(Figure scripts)
────────────────────
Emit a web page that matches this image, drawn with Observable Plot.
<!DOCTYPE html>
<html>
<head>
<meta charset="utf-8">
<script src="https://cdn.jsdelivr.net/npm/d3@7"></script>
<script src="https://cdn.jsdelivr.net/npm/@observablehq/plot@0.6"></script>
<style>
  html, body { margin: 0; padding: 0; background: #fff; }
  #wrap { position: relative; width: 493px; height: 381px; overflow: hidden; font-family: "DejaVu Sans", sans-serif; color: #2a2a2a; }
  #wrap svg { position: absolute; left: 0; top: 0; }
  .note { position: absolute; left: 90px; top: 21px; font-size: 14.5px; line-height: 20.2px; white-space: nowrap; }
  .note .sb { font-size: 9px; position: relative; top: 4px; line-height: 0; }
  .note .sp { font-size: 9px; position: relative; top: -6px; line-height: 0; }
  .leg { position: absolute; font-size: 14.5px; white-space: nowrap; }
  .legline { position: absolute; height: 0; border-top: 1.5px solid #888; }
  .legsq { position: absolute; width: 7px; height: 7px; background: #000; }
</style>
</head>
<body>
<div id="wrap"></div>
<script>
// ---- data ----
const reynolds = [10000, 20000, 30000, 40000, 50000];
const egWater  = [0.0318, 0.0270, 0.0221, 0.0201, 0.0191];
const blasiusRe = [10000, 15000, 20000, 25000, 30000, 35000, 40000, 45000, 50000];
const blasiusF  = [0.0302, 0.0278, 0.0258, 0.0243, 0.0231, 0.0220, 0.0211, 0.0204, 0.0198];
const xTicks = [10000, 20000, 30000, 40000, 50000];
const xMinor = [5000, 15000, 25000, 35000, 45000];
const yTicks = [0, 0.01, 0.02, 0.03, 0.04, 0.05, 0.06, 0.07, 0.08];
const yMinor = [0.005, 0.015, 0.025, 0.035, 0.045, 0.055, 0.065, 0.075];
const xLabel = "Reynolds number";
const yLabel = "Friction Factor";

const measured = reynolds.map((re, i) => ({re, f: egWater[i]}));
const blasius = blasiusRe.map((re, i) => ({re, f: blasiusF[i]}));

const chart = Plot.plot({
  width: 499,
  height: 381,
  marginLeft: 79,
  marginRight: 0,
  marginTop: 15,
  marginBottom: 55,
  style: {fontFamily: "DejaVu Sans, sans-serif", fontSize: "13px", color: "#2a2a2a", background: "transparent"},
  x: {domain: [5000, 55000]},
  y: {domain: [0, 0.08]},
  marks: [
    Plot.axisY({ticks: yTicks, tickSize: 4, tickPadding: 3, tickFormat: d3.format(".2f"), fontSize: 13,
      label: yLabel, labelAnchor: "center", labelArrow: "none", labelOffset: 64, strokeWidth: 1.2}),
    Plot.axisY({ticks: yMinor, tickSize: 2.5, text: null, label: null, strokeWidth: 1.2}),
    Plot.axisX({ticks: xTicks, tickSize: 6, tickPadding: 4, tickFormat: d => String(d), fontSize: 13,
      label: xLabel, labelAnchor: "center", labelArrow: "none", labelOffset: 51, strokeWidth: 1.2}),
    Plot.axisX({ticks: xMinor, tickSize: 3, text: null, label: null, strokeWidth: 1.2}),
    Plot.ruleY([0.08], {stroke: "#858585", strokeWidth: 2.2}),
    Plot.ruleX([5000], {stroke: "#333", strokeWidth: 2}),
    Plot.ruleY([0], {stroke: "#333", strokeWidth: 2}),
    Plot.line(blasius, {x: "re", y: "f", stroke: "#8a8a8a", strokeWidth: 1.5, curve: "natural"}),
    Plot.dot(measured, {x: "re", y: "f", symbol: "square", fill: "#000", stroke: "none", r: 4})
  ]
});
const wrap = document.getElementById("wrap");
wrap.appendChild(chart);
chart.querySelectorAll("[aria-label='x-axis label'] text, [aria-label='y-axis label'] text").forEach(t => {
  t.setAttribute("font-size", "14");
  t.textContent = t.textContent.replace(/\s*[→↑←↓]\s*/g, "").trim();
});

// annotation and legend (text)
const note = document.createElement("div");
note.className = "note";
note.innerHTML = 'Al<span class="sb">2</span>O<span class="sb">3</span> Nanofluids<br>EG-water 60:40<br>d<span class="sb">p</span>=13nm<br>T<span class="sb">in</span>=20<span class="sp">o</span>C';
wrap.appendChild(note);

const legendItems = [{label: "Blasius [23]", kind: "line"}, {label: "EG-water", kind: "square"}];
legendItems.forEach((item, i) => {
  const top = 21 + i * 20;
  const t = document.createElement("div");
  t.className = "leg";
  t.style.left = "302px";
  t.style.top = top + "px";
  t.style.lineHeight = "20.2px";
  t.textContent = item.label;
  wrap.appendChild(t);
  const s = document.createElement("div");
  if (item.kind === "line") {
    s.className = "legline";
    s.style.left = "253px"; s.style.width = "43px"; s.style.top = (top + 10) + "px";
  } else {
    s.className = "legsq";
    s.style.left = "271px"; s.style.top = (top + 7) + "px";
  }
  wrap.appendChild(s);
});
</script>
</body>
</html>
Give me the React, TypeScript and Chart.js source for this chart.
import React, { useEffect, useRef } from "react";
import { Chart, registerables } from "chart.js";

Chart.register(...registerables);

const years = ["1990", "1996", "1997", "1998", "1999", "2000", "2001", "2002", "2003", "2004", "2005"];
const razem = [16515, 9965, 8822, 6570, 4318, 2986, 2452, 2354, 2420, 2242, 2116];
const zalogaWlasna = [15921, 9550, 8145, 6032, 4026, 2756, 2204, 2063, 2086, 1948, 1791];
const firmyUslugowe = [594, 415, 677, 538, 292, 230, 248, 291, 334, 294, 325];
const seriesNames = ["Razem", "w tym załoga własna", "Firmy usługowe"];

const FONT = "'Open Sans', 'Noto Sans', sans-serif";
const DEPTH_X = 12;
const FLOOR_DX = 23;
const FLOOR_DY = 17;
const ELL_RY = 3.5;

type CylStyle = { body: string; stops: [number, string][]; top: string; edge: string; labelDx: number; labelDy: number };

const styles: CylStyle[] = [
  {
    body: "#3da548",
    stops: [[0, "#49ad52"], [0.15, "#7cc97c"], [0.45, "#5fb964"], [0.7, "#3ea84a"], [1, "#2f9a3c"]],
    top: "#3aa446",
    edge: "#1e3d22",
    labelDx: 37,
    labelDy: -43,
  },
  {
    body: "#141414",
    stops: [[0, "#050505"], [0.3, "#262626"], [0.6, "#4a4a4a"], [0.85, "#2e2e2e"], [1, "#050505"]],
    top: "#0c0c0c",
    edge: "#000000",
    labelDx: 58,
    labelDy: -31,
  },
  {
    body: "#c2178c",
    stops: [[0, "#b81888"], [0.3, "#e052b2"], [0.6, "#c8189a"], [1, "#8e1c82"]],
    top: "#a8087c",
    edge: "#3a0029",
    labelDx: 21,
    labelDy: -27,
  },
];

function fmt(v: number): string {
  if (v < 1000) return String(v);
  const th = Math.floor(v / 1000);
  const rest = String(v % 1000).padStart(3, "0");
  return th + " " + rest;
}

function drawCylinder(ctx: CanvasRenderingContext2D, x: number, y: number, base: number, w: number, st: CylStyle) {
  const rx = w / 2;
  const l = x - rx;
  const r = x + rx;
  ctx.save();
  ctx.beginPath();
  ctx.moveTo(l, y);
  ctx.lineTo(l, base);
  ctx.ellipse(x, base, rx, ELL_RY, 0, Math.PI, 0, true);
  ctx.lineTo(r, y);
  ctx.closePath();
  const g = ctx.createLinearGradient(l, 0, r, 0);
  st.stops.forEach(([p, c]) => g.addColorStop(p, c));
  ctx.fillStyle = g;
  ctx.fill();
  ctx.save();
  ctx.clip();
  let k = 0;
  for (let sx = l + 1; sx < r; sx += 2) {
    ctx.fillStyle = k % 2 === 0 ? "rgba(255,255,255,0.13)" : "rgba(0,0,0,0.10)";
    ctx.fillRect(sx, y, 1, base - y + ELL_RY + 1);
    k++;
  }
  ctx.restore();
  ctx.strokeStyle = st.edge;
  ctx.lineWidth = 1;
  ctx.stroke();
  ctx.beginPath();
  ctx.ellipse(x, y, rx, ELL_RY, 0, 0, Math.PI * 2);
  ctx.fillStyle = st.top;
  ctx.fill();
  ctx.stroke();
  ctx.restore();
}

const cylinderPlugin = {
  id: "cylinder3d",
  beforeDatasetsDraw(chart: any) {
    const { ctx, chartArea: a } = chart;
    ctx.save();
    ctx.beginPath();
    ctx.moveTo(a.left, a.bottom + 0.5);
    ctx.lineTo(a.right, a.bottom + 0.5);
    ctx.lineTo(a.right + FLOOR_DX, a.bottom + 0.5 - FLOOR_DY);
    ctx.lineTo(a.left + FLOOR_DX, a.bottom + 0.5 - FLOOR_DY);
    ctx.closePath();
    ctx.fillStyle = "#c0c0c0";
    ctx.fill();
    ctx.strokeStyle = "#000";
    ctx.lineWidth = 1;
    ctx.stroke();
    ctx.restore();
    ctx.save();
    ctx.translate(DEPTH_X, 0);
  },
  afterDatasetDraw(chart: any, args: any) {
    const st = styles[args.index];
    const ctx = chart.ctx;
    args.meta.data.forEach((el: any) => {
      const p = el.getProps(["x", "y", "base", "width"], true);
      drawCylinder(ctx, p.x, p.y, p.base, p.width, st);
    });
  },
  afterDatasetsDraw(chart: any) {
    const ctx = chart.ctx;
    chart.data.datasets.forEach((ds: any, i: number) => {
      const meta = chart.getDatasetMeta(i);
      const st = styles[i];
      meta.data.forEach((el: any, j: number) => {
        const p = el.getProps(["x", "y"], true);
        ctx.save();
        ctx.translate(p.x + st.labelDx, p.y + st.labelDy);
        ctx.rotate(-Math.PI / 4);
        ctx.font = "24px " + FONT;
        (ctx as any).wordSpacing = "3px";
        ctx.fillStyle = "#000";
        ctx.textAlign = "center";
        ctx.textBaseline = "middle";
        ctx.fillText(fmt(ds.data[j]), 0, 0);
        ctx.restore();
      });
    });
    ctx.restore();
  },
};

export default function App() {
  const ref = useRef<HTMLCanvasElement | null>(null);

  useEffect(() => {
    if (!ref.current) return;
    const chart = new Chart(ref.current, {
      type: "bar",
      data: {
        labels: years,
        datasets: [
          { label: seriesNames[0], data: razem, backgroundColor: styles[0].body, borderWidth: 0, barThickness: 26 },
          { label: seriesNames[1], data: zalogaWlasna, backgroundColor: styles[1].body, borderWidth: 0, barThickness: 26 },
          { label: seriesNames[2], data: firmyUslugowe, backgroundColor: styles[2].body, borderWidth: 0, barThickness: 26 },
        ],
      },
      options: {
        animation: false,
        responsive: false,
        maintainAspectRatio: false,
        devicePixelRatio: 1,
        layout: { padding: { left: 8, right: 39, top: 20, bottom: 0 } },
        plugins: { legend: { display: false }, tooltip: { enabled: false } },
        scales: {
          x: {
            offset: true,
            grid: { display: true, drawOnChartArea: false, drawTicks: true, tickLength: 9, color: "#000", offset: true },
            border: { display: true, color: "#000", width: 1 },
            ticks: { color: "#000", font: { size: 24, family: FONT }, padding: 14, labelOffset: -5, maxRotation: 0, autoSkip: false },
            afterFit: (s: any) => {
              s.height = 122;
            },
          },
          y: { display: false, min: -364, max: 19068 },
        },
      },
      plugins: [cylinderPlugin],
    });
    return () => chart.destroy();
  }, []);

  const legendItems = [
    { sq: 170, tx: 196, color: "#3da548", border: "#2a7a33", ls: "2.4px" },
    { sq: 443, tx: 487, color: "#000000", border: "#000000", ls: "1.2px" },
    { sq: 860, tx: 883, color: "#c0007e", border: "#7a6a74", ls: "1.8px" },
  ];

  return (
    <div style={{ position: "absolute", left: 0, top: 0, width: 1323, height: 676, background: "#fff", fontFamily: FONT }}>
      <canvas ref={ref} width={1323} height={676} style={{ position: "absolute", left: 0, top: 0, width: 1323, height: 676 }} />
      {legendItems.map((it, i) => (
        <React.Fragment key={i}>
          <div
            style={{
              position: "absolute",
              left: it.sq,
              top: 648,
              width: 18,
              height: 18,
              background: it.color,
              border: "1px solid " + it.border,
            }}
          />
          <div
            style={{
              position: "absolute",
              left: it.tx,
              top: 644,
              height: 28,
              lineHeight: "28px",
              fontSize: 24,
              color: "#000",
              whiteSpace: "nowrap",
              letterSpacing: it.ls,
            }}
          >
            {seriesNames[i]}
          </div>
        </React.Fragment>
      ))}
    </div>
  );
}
────────────────────
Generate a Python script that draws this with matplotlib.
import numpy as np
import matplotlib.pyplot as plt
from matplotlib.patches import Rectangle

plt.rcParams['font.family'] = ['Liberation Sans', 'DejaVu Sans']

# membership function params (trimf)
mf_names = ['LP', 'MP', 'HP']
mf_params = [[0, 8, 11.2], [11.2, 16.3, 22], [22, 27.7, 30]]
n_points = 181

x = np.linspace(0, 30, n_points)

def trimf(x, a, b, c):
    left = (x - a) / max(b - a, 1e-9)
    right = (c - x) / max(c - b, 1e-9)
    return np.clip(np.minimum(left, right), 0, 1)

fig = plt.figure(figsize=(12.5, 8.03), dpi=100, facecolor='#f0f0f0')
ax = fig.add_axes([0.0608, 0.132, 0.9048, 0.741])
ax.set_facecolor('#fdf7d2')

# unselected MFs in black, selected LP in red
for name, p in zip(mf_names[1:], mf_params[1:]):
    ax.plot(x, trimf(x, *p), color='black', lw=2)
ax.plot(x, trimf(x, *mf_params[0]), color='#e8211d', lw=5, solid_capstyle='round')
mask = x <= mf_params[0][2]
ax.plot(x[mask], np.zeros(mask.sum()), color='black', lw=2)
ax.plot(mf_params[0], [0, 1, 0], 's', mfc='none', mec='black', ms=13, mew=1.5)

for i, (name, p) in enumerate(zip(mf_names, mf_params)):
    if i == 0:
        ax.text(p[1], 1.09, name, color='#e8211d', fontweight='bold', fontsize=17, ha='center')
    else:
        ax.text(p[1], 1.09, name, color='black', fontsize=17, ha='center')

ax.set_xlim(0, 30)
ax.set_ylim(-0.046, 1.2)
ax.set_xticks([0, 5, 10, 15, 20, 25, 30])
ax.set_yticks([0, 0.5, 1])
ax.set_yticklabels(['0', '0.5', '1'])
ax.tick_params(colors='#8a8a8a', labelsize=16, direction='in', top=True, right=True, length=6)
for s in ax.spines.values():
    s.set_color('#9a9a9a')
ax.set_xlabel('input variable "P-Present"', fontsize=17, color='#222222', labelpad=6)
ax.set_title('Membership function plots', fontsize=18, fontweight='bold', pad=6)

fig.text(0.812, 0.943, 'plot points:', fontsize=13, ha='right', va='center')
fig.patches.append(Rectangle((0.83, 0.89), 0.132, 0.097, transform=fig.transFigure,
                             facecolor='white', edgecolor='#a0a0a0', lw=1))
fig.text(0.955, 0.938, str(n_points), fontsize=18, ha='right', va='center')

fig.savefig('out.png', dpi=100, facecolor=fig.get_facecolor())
────────────────────
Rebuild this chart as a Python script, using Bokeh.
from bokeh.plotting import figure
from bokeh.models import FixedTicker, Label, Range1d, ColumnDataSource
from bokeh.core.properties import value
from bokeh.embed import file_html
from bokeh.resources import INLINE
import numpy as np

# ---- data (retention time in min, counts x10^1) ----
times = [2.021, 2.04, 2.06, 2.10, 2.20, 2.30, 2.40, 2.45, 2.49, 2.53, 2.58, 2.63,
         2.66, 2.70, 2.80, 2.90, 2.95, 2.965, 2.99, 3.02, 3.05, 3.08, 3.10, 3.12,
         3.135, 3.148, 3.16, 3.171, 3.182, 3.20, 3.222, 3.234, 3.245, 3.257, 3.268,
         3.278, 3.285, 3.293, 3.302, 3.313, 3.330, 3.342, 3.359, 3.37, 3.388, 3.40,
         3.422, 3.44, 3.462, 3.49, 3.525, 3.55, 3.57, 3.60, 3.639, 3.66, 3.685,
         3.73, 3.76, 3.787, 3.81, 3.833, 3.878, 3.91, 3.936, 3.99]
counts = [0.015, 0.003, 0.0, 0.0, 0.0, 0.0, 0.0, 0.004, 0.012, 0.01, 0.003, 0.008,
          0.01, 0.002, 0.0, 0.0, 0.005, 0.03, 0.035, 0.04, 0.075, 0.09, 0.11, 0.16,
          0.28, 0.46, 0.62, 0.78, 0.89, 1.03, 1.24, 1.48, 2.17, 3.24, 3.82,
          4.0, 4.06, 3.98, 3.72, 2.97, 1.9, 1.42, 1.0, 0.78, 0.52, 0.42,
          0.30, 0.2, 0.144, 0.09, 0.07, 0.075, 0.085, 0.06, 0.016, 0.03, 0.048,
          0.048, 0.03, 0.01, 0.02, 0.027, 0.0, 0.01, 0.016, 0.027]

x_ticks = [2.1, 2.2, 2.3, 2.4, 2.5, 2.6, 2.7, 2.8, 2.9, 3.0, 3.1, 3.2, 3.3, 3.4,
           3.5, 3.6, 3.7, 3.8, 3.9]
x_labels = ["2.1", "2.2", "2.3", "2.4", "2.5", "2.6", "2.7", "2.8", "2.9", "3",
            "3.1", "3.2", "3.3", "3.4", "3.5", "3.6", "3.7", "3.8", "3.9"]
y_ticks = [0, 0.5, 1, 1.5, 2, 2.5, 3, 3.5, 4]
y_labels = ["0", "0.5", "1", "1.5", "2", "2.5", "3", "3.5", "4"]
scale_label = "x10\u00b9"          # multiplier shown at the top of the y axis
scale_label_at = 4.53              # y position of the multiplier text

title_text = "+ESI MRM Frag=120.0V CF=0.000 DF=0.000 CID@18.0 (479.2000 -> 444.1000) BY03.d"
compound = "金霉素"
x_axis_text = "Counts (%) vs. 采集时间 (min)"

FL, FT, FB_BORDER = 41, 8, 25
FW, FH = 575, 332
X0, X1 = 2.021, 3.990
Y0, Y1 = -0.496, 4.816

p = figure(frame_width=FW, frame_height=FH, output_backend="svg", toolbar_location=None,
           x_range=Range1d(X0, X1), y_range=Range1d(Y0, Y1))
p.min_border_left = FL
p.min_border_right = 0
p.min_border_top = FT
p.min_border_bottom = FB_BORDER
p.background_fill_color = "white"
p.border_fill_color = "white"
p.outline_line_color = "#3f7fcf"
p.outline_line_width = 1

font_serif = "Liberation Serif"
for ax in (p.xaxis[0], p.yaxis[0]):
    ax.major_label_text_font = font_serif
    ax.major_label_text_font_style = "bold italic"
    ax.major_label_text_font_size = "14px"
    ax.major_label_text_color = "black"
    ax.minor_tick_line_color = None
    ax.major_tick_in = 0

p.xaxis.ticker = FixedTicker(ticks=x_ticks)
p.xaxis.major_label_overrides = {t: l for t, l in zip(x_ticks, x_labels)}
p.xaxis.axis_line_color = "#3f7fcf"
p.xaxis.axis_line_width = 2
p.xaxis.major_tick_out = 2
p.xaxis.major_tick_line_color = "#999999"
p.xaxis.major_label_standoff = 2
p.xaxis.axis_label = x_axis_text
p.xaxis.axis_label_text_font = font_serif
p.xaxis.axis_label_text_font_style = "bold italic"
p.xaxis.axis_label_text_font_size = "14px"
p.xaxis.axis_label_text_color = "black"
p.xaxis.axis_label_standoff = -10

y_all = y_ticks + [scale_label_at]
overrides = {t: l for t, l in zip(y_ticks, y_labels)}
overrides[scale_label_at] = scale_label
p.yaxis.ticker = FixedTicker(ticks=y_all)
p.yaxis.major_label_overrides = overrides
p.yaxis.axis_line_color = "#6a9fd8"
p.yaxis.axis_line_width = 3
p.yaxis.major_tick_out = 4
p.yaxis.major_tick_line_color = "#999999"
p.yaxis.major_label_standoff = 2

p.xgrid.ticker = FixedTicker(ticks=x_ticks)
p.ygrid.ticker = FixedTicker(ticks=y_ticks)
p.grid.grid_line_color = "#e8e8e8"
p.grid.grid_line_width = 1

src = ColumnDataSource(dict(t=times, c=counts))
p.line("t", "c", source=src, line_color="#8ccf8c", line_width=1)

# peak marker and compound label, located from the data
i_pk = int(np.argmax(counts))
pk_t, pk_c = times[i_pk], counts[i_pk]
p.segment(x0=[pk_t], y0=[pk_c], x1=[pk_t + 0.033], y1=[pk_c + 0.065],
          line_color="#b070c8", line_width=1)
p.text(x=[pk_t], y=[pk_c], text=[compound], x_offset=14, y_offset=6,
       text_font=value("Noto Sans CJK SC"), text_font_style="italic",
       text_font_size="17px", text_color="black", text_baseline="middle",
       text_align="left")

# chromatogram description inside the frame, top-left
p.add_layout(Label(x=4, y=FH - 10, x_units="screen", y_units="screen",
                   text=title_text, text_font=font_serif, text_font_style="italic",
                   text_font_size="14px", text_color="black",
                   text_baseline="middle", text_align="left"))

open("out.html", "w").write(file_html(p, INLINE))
────────────────────
-- Work to complete --
In the listing above, locate the line with "Rebuild this chart" and the line with "scale_label_at = 4.53", then extract exactly those lines and every line between them, and nothing more.

-- Response to the exercise --
Rebuild this chart as a Python script, using Bokeh.
from bokeh.plotting import figure
from bokeh.models import FixedTicker, Label, Range1d, ColumnDataSource
from bokeh.core.properties import value
from bokeh.embed import file_html
from bokeh.resources import INLINE
import numpy as np

# ---- data (retention time in min, counts x10^1) ----
times = [2.021, 2.04, 2.06, 2.10, 2.20, 2.30, 2.40, 2.45, 2.49, 2.53, 2.58, 2.63,
         2.66, 2.70, 2.80, 2.90, 2.95, 2.965, 2.99, 3.02, 3.05, 3.08, 3.10, 3.12,
         3.135, 3.148, 3.16, 3.171, 3.182, 3.20, 3.222, 3.234, 3.245, 3.257, 3.268,
         3.278, 3.285, 3.293, 3.302, 3.313, 3.330, 3.342, 3.359, 3.37, 3.388, 3.40,
         3.422, 3.44, 3.462, 3.49, 3.525, 3.55, 3.57, 3.60, 3.639, 3.66, 3.685,
         3.73, 3.76, 3.787, 3.81, 3.833, 3.878, 3.91, 3.936, 3.99]
counts = [0.015, 0.003, 0.0, 0.0, 0.0, 0.0, 0.0, 0.004, 0.012, 0.01, 0.003, 0.008,
          0.01, 0.002, 0.0, 0.0, 0.005, 0.03, 0.035, 0.04, 0.075, 0.09, 0.11, 0.16,
          0.28, 0.46, 0.62, 0.78, 0.89, 1.03, 1.24, 1.48, 2.17, 3.24, 3.82,
          4.0, 4.06, 3.98, 3.72, 2.97, 1.9, 1.42, 1.0, 0.78, 0.52, 0.42,
          0.30, 0.2, 0.144, 0.09, 0.07, 0.075, 0.085, 0.06, 0.016, 0.03, 0.048,
          0.048, 0.03, 0.01, 0.02, 0.027, 0.0, 0.01, 0.016, 0.027]

x_ticks = [2.1, 2.2, 2.3, 2.4, 2.5, 2.6, 2.7, 2.8, 2.9, 3.0, 3.1, 3.2, 3.3, 3.4,
           3.5, 3.6, 3.7, 3.8, 3.9]
x_labels = ["2.1", "2.2", "2.3", "2.4", "2.5", "2.6", "2.7", "2.8", "2.9", "3",
            "3.1", "3.2", "3.3", "3.4", "3.5", "3.6", "3.7", "3.8", "3.9"]
y_ticks = [0, 0.5, 1, 1.5, 2, 2.5, 3, 3.5, 4]
y_labels = ["0", "0.5", "1", "1.5", "2", "2.5", "3", "3.5", "4"]
scale_label = "x10\u00b9"          # multiplier shown at the top of the y axis
scale_label_at = 4.53              # y position of the multiplier text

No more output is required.